Personal information
- Full name: Thomas Samuel Kinman
- Date of birth: 13 July 1875
- Place of birth: Melbourne, Victoria
- Date of death: 22 November 1941 (aged 66)
- Place of death: East Brunswick, Victoria
- Original team(s): Cumberland

Playing career^{1}
- Years: Club / Games (Goals)
- 1898: Carlton (VFL) / 1 (1)
- 1899, 1901-2: North Melbourne (VFA) / 22 (24)
- 1903: Preston (VFA)
- ^{1} Playing statistics correct to the end of 1903.

= Tommy Kinman =

Australian rules footballer

Tommy Kinman (13 July 1875 – 22 November 1941) was an Australian rules footballer who played with Carlton in the Victorian Football League (VFL).

==Family==
The son of Richard Kinman (1844-1921), and Sophia Kinman (1849-1909), née Haselam, Thomas Samuel Kinman was born in Melbourne, Victoria on 13 July 1875.
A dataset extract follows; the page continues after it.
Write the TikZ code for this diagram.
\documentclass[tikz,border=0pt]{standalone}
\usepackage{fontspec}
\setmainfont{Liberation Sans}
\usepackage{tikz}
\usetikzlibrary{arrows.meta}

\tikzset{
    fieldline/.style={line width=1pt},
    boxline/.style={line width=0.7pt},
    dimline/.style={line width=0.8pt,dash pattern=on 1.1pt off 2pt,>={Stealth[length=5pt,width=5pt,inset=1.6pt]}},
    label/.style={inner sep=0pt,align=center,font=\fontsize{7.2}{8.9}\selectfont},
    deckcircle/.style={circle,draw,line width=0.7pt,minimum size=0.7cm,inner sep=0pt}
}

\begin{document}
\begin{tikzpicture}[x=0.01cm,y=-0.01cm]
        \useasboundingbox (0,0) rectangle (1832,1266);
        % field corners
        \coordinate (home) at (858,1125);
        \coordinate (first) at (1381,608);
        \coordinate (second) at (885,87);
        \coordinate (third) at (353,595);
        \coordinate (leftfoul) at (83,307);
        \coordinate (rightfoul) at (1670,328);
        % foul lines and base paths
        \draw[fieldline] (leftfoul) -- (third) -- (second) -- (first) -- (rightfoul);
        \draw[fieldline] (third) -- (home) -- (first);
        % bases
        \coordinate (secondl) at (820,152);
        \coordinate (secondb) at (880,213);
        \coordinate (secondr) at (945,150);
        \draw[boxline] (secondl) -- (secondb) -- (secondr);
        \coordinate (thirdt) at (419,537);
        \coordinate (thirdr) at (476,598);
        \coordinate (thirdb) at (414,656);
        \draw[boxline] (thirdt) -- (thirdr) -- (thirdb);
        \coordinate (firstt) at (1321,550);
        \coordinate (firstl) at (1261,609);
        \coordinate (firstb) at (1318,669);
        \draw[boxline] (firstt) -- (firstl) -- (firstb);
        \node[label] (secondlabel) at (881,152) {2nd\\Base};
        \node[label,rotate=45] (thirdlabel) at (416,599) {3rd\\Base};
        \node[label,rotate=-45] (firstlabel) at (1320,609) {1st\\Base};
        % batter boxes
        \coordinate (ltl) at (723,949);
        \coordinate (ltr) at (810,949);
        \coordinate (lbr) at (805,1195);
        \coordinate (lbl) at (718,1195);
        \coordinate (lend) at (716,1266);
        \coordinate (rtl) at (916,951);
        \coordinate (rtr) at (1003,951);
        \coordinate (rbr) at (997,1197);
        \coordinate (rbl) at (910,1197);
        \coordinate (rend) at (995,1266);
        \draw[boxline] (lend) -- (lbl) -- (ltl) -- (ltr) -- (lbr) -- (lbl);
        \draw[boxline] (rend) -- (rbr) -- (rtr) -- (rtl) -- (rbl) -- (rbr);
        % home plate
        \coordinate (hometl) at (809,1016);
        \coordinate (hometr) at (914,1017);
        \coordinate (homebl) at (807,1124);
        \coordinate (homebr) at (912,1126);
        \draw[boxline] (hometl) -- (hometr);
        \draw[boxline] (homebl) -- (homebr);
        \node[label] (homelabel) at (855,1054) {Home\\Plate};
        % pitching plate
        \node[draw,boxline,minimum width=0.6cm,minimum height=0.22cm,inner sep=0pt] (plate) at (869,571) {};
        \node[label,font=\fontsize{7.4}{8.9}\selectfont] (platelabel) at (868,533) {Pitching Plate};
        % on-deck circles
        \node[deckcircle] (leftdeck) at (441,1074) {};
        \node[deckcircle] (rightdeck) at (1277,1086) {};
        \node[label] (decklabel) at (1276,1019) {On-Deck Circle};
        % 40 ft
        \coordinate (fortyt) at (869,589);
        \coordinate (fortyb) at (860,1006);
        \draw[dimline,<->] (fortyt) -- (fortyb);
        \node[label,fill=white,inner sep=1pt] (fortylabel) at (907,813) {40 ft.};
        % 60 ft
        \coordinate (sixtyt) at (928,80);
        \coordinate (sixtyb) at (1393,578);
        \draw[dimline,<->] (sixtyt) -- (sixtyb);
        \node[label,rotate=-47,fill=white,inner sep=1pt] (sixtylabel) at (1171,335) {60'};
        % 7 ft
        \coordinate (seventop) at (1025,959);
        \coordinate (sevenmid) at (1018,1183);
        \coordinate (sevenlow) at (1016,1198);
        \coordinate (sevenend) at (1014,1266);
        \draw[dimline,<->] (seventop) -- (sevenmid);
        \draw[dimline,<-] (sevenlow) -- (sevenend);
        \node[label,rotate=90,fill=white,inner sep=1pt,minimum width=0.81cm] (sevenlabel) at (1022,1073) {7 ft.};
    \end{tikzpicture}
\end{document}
He married Catherine McIlwaine (1878–1948), at St Peter's Church, Eastern Hill, on 12 July 1905. They had three children; one of whom died as an infant.

==Football==
===Carlton (VFL)===
He played in two matches for the Carlton First XVII, at full-forward: against Geelong, at Princes Park, on 28 May 1898 (he kicked one goal), and against Collingwood, at Victoria Park, on 4 June 1898, in which Carlton's 6 behinds to Collingwood's 6 goals 12 behinds, represents Carlton's lowest-ever score on record.
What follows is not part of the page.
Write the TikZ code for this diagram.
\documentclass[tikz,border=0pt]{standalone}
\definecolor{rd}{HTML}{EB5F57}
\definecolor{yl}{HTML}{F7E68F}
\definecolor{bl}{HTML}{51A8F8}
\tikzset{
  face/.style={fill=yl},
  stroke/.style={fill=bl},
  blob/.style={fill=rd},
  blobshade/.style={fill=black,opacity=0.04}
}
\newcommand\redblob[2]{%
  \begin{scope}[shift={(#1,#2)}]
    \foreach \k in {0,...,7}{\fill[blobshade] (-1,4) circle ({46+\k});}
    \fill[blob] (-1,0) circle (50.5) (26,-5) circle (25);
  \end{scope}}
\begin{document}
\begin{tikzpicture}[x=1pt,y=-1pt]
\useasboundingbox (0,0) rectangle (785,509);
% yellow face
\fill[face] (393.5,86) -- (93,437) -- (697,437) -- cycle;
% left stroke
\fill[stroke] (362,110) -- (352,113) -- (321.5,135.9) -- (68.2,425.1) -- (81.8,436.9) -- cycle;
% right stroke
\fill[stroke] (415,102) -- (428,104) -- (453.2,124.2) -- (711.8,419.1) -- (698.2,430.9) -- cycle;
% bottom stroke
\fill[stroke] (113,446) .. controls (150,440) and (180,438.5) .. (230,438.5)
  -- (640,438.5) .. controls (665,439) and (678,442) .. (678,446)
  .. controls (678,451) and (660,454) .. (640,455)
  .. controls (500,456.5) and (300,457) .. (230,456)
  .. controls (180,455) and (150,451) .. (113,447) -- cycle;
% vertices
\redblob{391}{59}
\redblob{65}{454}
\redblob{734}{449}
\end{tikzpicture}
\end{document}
On 21 June 1898, he was cleared from Carlton to the West Melbourne Football Club.

===North Melbourne (VFA)===
He played in 22 games, scoring 24 goals, for the North Melbourne Football Club in the VFA over three seasons: 1899, 1901, and 1902.

===Preston (VFA)===
On 1 July 1903 he was cleared from North Melbourne to the Preston Football Club.

==Boxing==
On 15 October 1895 he fought the (undefeated) bantamweight champion, Michael "Micko" Walsh, and lost, in the fifth round, by a knockout.

==Death==
He died at his residence in East Brunswick, Victoria on 22 November 1941.